## START GIVEN INFORMATION
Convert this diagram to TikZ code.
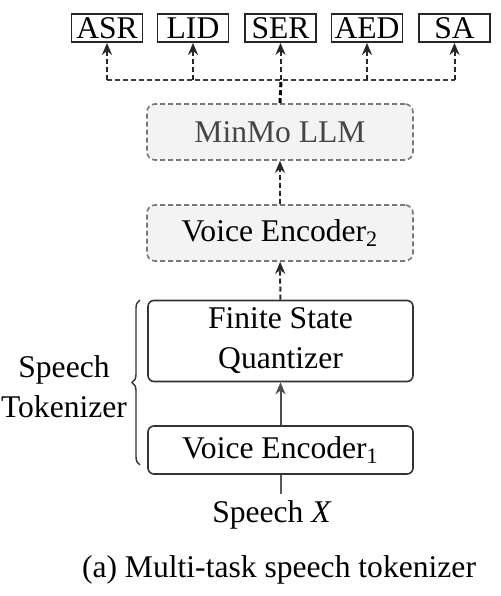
\documentclass[tikz,border=0pt]{standalone}
\usepackage{fontspec}
\setmainfont{Liberation Serif}
\usetikzlibrary{arrows, arrows.meta, decorations.pathreplacing}
\definecolor{boxgray}{RGB}{243,243,243}
\definecolor{dashgray}{RGB}{120,120,120}
\definecolor{textgray}{RGB}{70,70,70}
\tikzstyle{task} = [rectangle, draw=black!85, line width=0.9pt, minimum width=35.5pt, minimum height=14pt, inner sep=0pt, text centered]
\tikzstyle{frozen} = [rectangle, rounded corners=4pt, dashed, dash pattern=on 2.5pt off 1.5pt, draw=dashgray, line width=0.8pt, fill=boxgray, minimum width=133pt, minimum height=28pt, text centered]
\tikzstyle{process} = [rectangle, rounded corners=3pt, draw=black!80, line width=0.8pt, minimum width=132.5pt, text centered, align=center]
\tikzstyle{arrow} = [line width=1pt,-{Stealth[length=6pt,width=5pt]}]
\tikzstyle{darrow} = [arrow, dash pattern=on 2.5pt off 1.5pt, draw=black!85]
\begin{document}
\begin{tikzpicture}[x=0.5pt, y=-0.5pt, every node/.style={font=\fontsize{15.8}{20}\selectfont}]
\useasboundingbox (0,0) rectangle (501,596);
% output tasks
\node(asr)[task] at (107,28) {ASR};
\node(lid)[task] at (193,28) {LID};
\node(ser)[task] at (280.5,28) {SER};
\node(aed)[task] at (367,28) {AED};
\node(sa)[task] at (454.5,28) {SA};
\coordinate (bus) at (281,80);

% model stack
\node(llm)[frozen, text=textgray] at (280,132) {MinMo LLM};
\node(enc2)[frozen] at (280,233) {Voice Encoder\textsubscript{2}};
\node(fsq)[process, minimum height=40.5pt] at (280.5,341) {Finite State\\Quantizer};
\node(enc1)[process, minimum height=24pt] at (280.5,450) {Voice Encoder\textsubscript{1}};
\node(input) at (272,515) {Speech \textit{X}};
\node(caption) at (279,570) {(a) Multi-task speech tokenizer};

% tokenizer brace
\coordinate (brtop) at (140,300);
\coordinate (brbot) at (140,465);
\draw[decorate, decoration={brace, amplitude=4pt}, line width=0.7pt, draw=black!80] (brbot) -- (brtop);
\node(tok)[align=center] at (64,387) {Speech\\Tokenizer};

\draw[line width=1pt, draw=black!65] (enc1.south |- input.north) -- (enc1.south);
\draw[arrow, draw=black!70] (enc1) -- (fsq);
\draw[darrow] (fsq) -- (enc2);
\draw[darrow] (enc2) -- (llm);
\draw[line width=1.5pt, dash pattern=on 2.5pt off 1.5pt] (llm.north) -- (bus);
\draw[line width=1.1pt, dash pattern=on 2.5pt off 1.5pt, draw=black!75] (asr.south |- bus) -- (sa.south |- bus);
\foreach \t in {asr, lid, ser, aed, sa}
  \draw[darrow] (\t.south |- bus) -- (\t.south);

\end{tikzpicture}
\end{document}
## END GIVEN INFORMATION
# SET TASK
Every line above should be repeated exactly; pictures stay out of the copy.

# CORRECT ANSWER
Convert this diagram to TikZ code.
\documentclass[tikz,border=0pt]{standalone}
\usepackage{fontspec}
\setmainfont{Liberation Serif}
\usetikzlibrary{arrows, arrows.meta, decorations.pathreplacing}
\definecolor{boxgray}{RGB}{243,243,243}
\definecolor{dashgray}{RGB}{120,120,120}
\definecolor{textgray}{RGB}{70,70,70}
\tikzstyle{task} = [rectangle, draw=black!85, line width=0.9pt, minimum width=35.5pt, minimum height=14pt, inner sep=0pt, text centered]
\tikzstyle{frozen} = [rectangle, rounded corners=4pt, dashed, dash pattern=on 2.5pt off 1.5pt, draw=dashgray, line width=0.8pt, fill=boxgray, minimum width=133pt, minimum height=28pt, text centered]
\tikzstyle{process} = [rectangle, rounded corners=3pt, draw=black!80, line width=0.8pt, minimum width=132.5pt, text centered, align=center]
\tikzstyle{arrow} = [line width=1pt,-{Stealth[length=6pt,width=5pt]}]
\tikzstyle{darrow} = [arrow, dash pattern=on 2.5pt off 1.5pt, draw=black!85]
\begin{document}
\begin{tikzpicture}[x=0.5pt, y=-0.5pt, every node/.style={font=\fontsize{15.8}{20}\selectfont}]
\useasboundingbox (0,0) rectangle (501,596);
% output tasks
\node(asr)[task] at (107,28) {ASR};
\node(lid)[task] at (193,28) {LID};
\node(ser)[task] at (280.5,28) {SER};
\node(aed)[task] at (367,28) {AED};
\node(sa)[task] at (454.5,28) {SA};
\coordinate (bus) at (281,80);

% model stack
\node(llm)[frozen, text=textgray] at (280,132) {MinMo LLM};
\node(enc2)[frozen] at (280,233) {Voice Encoder\textsubscript{2}};
\node(fsq)[process, minimum height=40.5pt] at (280.5,341) {Finite State\\Quantizer};
\node(enc1)[process, minimum height=24pt] at (280.5,450) {Voice Encoder\textsubscript{1}};
\node(input) at (272,515) {Speech \textit{X}};
\node(caption) at (279,570) {(a) Multi-task speech tokenizer};

% tokenizer brace
\coordinate (brtop) at (140,300);
\coordinate (brbot) at (140,465);
\draw[decorate, decoration={brace, amplitude=4pt}, line width=0.7pt, draw=black!80] (brbot) -- (brtop);
\node(tok)[align=center] at (64,387) {Speech\\Tokenizer};

\draw[line width=1pt, draw=black!65] (enc1.south |- input.north) -- (enc1.south);
\draw[arrow, draw=black!70] (enc1) -- (fsq);
\draw[darrow] (fsq) -- (enc2);
\draw[darrow] (enc2) -- (llm);
\draw[line width=1.5pt, dash pattern=on 2.5pt off 1.5pt] (llm.north) -- (bus);
\draw[line width=1.1pt, dash pattern=on 2.5pt off 1.5pt, draw=black!75] (asr.south |- bus) -- (sa.south |- bus);
\foreach \t in {asr, lid, ser, aed, sa}
  \draw[darrow] (\t.south |- bus) -- (\t.south);

\end{tikzpicture}
\end{document}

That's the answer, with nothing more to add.